World Cuisines Data Project

Alyssa Crawford

Notes from 2023:
This Jupyter Notebook was part of my final project for ISTA 131 "Dealing with Data" in 2020.
I used MatPlotLib to explore a Kaggle competition dataset that was used to train ML models to guess cuisine / culture of a recipe based on its ingredients. The data originated from US recipe website Yummly.
I attempted to explore trends in ingredients used across the world. It was a fun exercise, but also majorly flawed, haha... I believe I did a lot of the preliminary data cleaning by hand, ex. combining "chilli pepper", "chili pepper", and "chile pepper" into one ingredient.
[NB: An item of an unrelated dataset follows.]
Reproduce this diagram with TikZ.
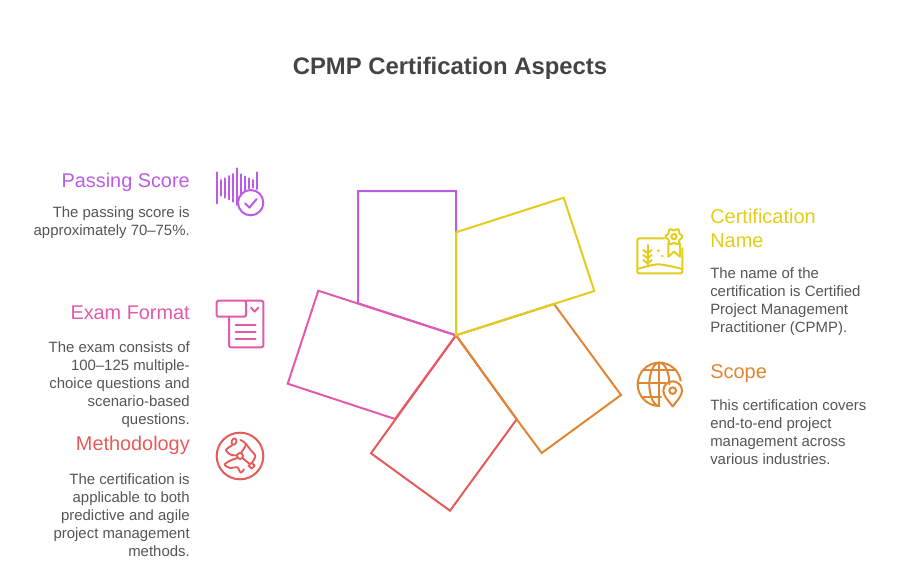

Since the data comes from an English-speaking, US-based website, the authenticity of each recipe is questionable. Maybe I should just add the "-American" suffix to each cuisine category...
Also, the Python code for this project can be found on my GitHub ! It was written during my third semester at UArizona, so it might be a little rough around the edges (you can tell that I was still more comfortable with Java at the time, since I threw everything into a class). You might also notice that the styling of the figures is mostly kept default -- I could've changed that, but I think they look pretty good as is.

In [ ]:
from world_cuisines import *
In [ ]:
# read data, clean data, and make some reused calculations
database = World_Cuisines("train.json")
clean_data1 complete
totals_data complete
make_top_ten complete
clean_data2 complete
make_top_ten complete
make_percentages complete
make_category_data complete
make_top_ten complete
make_percentages complete
In [ ]:
database.make_top_ten_graphs()
In [ ]:
database.make_top_ten_cat_graphs()
In [ ]:
database.make_animal_products_graph()

Notes from 2023 on this next graph:
This graph is definitely interesting, but the premise has some flaws, for sure. There are certainly other major sources of salt/sodium that I left out. Cheese can be salty, but isn't always a significant source of salty flavor in a dish. Plus, although that wasn't really the focus, this says nothing of the actual amount of each salty ingredient used. Comparing the volume of salty ingredients might look very different from the frequency.

In [ ]:
database.make_sodium_graph()

Notes from 2023 on this next graph:
The premise here was that fatty and acidic/sour elements of food are known to balance each other out. I believe I did explore other flavors, and these two had the most interesting relationship.
I could have done a lot more statistical analysis on this data, or at the very least displayed the R2.

In [ ]:
database.make_fat_acid_graph()